Калеб вздохнул. Мэр, конечно, любил хорошие истории, но только свои собственные.
– Мой дорогой Спенсер, я тебе уже рассказывал, как мне пришлось ночевать в туше водяного буйвола, уже четыре дня как выпотрошенной?
– Думаю, да. Если быть точным, вы рассказывали об этом уже несколько раз, но поскольку я никогда не слушал, можете считать, что этого не было.
– Вот и отлично! – С этими словами мэр пустился в очередное занудное повествование о своих подвигах.
Калеб не переставал удивляться, насколько идеально круглая голова Рузвельта оказывалась неуязвимой для его сарказма. Издевательское подшучивание над мэром, не замечавшим этого, стало для Спенсера своеобразной игрой, тайным развлечением. (Спенсер всегда отличался некоторой замкнутостью и развлекаться предпочитал тихо сам с собою.)

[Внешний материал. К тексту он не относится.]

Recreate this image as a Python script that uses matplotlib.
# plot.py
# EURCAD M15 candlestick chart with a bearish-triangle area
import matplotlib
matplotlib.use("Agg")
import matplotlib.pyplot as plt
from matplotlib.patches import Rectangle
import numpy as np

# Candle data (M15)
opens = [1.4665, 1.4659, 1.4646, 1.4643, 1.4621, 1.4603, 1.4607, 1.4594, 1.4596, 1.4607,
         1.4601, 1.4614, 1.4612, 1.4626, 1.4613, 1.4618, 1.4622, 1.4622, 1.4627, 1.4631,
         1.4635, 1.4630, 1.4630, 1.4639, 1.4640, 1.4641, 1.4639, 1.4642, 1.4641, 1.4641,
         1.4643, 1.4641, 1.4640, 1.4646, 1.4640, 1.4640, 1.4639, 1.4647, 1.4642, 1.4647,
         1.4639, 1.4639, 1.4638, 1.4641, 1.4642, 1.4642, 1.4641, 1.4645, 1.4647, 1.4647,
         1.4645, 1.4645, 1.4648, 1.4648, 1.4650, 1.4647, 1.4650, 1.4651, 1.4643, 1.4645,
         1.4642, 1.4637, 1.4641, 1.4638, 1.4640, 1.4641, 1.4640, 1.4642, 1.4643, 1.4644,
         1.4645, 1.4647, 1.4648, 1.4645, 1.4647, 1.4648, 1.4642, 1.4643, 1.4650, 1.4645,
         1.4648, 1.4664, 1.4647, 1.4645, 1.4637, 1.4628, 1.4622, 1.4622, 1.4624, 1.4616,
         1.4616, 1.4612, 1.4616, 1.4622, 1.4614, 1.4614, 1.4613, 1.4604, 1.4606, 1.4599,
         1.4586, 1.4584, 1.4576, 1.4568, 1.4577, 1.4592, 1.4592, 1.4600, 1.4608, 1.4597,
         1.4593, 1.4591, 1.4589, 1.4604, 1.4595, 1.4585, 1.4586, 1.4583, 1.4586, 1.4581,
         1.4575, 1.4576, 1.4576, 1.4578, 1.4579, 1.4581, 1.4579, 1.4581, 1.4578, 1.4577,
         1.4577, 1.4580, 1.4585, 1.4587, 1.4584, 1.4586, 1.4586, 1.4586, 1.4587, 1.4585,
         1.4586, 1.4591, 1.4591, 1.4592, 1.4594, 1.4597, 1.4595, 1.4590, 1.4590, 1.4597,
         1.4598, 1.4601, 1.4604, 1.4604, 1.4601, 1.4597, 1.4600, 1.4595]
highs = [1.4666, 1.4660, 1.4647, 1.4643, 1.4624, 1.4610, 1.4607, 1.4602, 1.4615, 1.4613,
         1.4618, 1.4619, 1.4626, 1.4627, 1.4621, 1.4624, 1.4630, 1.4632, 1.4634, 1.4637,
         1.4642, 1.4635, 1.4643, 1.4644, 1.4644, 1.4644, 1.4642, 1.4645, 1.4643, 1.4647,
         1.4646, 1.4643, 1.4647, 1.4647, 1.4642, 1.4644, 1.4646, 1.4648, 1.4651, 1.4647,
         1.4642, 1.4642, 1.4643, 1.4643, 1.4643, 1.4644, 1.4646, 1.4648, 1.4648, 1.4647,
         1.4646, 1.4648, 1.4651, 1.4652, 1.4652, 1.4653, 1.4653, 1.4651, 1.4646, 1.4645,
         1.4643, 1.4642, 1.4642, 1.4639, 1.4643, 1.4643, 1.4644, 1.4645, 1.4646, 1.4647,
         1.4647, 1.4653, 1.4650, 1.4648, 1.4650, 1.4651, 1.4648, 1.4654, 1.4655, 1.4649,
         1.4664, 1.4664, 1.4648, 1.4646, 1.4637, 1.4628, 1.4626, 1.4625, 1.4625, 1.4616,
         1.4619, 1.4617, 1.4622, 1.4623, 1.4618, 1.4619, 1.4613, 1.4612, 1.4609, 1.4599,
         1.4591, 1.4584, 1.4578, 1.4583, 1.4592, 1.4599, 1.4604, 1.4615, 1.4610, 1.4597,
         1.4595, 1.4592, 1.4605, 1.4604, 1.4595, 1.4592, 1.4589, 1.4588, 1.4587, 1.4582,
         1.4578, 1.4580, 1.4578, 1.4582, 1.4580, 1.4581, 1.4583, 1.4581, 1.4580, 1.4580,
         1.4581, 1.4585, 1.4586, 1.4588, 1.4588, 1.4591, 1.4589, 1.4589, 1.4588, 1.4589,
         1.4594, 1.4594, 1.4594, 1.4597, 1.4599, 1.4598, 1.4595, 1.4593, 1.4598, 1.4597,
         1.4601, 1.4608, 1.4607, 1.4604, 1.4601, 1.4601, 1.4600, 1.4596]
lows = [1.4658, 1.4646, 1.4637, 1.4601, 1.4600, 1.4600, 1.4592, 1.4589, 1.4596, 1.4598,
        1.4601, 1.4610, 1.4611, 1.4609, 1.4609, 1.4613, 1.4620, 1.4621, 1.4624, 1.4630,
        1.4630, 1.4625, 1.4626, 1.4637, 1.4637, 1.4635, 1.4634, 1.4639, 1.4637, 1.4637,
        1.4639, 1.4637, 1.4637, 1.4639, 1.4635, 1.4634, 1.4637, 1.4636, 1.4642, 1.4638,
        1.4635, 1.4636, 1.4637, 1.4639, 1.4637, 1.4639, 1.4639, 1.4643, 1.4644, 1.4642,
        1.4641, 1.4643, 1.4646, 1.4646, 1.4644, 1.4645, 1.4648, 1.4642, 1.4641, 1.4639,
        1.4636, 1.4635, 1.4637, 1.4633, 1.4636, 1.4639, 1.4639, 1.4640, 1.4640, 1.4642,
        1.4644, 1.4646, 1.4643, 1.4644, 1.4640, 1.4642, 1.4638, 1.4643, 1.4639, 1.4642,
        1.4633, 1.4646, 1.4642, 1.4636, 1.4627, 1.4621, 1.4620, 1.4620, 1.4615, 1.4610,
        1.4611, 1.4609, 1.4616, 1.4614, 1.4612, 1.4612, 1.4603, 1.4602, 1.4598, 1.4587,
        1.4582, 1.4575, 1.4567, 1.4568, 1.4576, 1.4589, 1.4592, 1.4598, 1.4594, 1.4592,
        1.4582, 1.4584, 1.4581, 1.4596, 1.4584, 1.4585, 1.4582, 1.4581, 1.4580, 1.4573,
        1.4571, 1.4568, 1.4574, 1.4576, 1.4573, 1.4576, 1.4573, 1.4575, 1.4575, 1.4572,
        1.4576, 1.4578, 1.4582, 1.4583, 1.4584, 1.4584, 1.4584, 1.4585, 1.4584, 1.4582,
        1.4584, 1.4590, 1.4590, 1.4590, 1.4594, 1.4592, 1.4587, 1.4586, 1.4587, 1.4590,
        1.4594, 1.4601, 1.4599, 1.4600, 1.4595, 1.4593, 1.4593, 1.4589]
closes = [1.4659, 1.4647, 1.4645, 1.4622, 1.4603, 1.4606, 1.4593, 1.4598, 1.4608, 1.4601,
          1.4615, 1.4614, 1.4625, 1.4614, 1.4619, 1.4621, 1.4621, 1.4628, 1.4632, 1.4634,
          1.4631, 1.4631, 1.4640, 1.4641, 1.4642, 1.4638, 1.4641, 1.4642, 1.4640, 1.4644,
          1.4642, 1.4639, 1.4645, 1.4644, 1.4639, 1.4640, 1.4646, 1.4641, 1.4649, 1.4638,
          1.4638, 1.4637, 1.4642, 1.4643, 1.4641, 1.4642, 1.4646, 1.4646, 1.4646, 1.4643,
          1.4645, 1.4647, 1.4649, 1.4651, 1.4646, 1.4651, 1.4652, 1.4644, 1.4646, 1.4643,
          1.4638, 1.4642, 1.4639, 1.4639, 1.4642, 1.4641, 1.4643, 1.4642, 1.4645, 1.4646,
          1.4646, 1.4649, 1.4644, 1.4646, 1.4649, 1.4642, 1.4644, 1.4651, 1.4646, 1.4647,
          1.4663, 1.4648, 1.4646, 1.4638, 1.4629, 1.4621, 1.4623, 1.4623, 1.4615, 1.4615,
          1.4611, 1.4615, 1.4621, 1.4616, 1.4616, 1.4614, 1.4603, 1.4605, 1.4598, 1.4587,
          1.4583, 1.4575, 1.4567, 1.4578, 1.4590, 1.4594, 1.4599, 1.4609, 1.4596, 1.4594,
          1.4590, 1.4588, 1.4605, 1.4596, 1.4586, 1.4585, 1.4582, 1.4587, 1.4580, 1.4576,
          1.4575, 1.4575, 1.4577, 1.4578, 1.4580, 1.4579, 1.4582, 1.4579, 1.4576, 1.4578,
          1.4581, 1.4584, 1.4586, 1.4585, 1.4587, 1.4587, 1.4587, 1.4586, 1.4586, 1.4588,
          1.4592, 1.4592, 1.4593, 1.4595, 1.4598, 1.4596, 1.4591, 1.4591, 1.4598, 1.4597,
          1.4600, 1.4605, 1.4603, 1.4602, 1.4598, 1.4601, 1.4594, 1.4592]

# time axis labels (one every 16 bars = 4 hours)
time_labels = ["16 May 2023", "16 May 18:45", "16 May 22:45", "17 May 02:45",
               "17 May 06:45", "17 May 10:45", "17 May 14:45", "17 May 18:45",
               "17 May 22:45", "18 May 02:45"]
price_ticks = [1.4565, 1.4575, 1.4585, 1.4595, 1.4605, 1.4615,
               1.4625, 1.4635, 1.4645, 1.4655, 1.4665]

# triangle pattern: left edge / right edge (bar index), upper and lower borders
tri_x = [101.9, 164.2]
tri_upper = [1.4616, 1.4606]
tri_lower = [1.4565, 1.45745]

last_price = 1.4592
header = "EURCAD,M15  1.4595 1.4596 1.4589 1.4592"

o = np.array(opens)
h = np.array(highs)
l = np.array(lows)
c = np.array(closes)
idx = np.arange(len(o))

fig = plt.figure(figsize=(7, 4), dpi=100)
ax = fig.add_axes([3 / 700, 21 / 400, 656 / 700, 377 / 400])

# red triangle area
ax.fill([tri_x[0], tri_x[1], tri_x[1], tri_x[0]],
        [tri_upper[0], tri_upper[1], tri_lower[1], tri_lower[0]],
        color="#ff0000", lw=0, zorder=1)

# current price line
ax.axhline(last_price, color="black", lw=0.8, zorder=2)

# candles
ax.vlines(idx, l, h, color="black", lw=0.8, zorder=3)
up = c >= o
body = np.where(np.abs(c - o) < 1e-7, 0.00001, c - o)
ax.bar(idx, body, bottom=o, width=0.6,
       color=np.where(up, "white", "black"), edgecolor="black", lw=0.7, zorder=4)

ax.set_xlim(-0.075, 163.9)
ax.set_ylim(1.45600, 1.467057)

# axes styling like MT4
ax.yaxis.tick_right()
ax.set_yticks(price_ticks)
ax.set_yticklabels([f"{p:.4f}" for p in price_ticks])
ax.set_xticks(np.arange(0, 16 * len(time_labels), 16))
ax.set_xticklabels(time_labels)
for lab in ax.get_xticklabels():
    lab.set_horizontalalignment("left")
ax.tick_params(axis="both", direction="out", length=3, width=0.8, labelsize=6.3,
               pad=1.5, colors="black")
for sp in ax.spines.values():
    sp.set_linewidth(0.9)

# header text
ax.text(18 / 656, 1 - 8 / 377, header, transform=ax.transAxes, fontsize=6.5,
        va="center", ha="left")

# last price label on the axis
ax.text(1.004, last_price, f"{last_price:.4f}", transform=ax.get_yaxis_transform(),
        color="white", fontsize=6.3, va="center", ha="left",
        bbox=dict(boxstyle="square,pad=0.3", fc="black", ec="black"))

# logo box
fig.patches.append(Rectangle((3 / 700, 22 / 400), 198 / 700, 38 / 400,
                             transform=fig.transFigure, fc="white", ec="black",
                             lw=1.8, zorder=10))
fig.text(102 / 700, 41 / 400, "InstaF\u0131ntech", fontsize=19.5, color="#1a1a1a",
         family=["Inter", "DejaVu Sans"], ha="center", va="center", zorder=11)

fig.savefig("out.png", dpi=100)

В свои тридцать три года он был уже матерым ветераном-силовиком. Вступив в ряды полиции всего пяти лет от роду – управляться с агрегатом для полировки жетонов, – он быстро продвинулся и к шести годам стал лейтенантом. Его упертость и деловая сметка, его вид – «только глянь на меня косо и получишь под зад так, что долетишь до Китая», – произвели впечатление на сослуживцев, хоть те и были старше, толще и несдержаннее. К моменту своего назначения начальником полиции молодой борец с криминалом приобрел репутацию не просто отличного копа. Если верить редакционной статье в «Вечерних новостях»:
«…он производит впечатление столь сногсшибательного мачо, что любая женщина детородного возраста напрочь теряет голову, стоит ей только представить молодого начальника полиции в костюме Адама и ковбойской шляпе».
Однако многое изменилось с тех пор, как эти слова сорвались с кончика пера. Калеб перестал встречаться со звездой «Вечерних новостей», да и время обошлось с ним сурово. Три коротких года надзора за самым коррумпированным городом в мире, царством преступности, состарили его. Шевелюра поредела, а ее остатки быстро седели. А тут еще и Рузвельт, который подкараулил его на месте ареста Денди Дена и настоял, чтобы Спенсер отобедал с ним, так что у Калеба даже не было времени сменить свой маскировочный наряд. Изнуренный ночной охотой и велеречивыми диатрибами мэра, он сидел в сползшем набок полублондинистом парике, расточая едкие винные испарения. Его смокинг был испачкан, а бальное платье порвано. Сейчас он больше походил не на лихого начальника полиции, а на Бетт Дейвис в «Тише, тише, милая Шарлотта»[8] – после того, как по ней проехался паровой каток.